▶ **REQUIRED TASK**: Gather each line of the records where "What" appears.
• • • •
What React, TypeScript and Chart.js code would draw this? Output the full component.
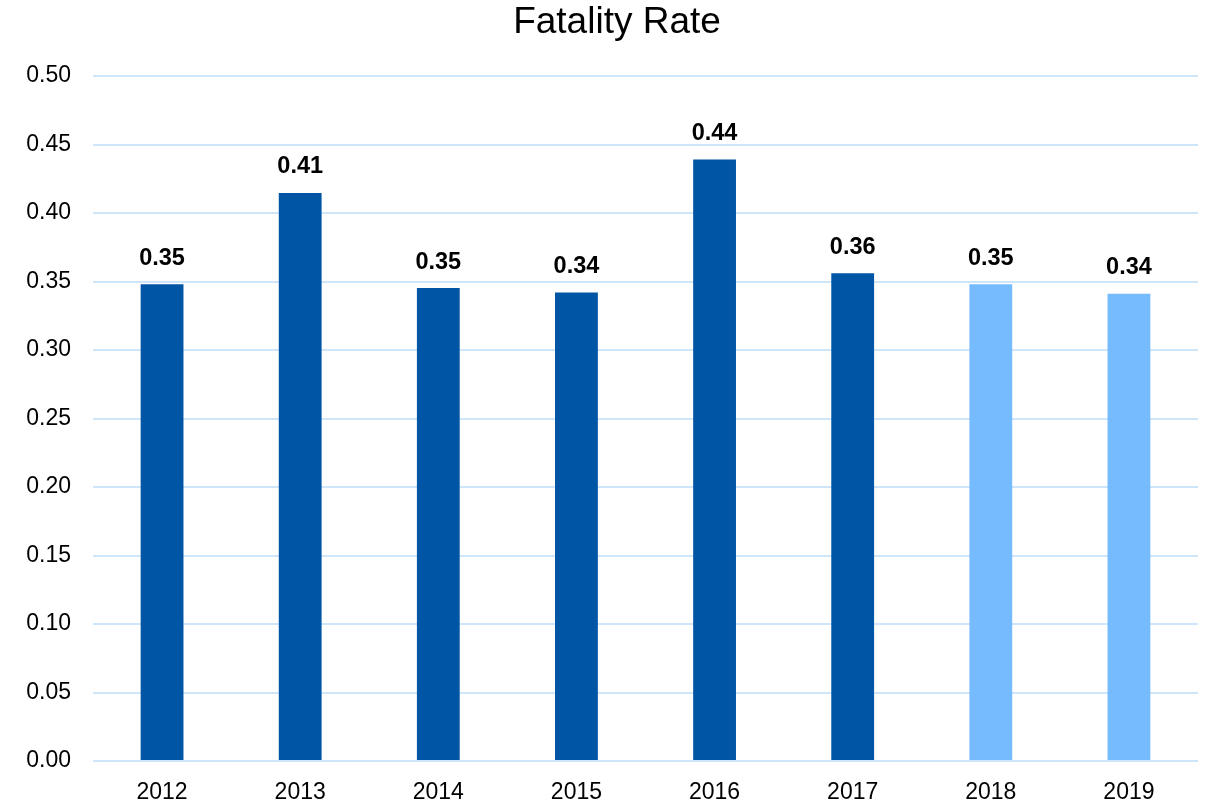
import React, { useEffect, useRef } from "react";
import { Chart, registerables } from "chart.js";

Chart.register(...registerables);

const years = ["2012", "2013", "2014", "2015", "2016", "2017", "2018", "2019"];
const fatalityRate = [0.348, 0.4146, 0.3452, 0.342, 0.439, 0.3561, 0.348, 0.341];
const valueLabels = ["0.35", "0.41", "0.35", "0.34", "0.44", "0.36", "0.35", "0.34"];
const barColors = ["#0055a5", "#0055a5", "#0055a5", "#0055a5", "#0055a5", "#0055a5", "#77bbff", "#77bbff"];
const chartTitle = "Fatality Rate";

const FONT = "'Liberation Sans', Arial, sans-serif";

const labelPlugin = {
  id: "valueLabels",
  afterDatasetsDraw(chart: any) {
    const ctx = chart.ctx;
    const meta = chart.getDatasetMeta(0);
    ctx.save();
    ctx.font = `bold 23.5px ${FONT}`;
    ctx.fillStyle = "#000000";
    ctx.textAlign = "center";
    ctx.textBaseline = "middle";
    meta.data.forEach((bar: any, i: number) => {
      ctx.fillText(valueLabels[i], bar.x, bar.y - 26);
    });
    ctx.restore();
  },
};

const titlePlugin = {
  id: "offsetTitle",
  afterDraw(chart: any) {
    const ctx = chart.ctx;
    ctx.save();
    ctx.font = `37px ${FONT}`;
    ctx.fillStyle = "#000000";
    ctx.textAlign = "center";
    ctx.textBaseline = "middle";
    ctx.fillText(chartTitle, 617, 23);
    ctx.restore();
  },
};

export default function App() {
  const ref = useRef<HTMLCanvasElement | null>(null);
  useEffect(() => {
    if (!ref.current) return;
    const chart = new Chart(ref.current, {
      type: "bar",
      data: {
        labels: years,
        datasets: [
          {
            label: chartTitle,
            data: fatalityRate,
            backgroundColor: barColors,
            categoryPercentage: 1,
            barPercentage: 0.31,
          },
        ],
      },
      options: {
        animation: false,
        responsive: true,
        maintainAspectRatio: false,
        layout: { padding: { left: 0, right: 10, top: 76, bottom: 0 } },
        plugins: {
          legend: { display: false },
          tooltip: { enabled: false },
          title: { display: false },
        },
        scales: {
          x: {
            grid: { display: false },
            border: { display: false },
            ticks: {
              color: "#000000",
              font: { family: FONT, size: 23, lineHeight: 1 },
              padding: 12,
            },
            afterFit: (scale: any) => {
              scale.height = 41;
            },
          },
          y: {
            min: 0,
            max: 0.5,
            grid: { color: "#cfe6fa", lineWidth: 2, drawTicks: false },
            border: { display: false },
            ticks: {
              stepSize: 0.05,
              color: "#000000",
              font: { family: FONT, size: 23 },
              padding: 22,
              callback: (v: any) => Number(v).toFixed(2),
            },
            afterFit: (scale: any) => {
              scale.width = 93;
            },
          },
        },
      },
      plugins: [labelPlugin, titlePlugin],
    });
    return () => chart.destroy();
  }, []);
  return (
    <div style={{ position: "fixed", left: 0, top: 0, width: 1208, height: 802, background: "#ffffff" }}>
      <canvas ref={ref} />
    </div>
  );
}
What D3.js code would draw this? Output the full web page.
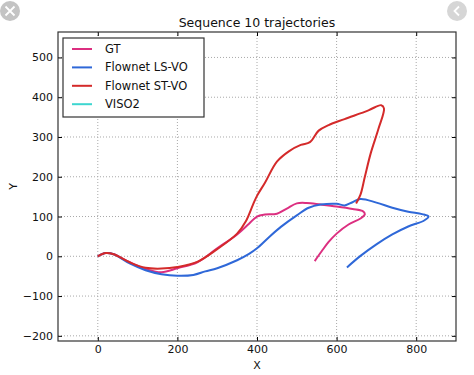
• • • •
▶ **COMPLETE OUTPUT**:
What React, TypeScript and Chart.js code would draw this? Output the full component.
What D3.js code would draw this? Output the full web page.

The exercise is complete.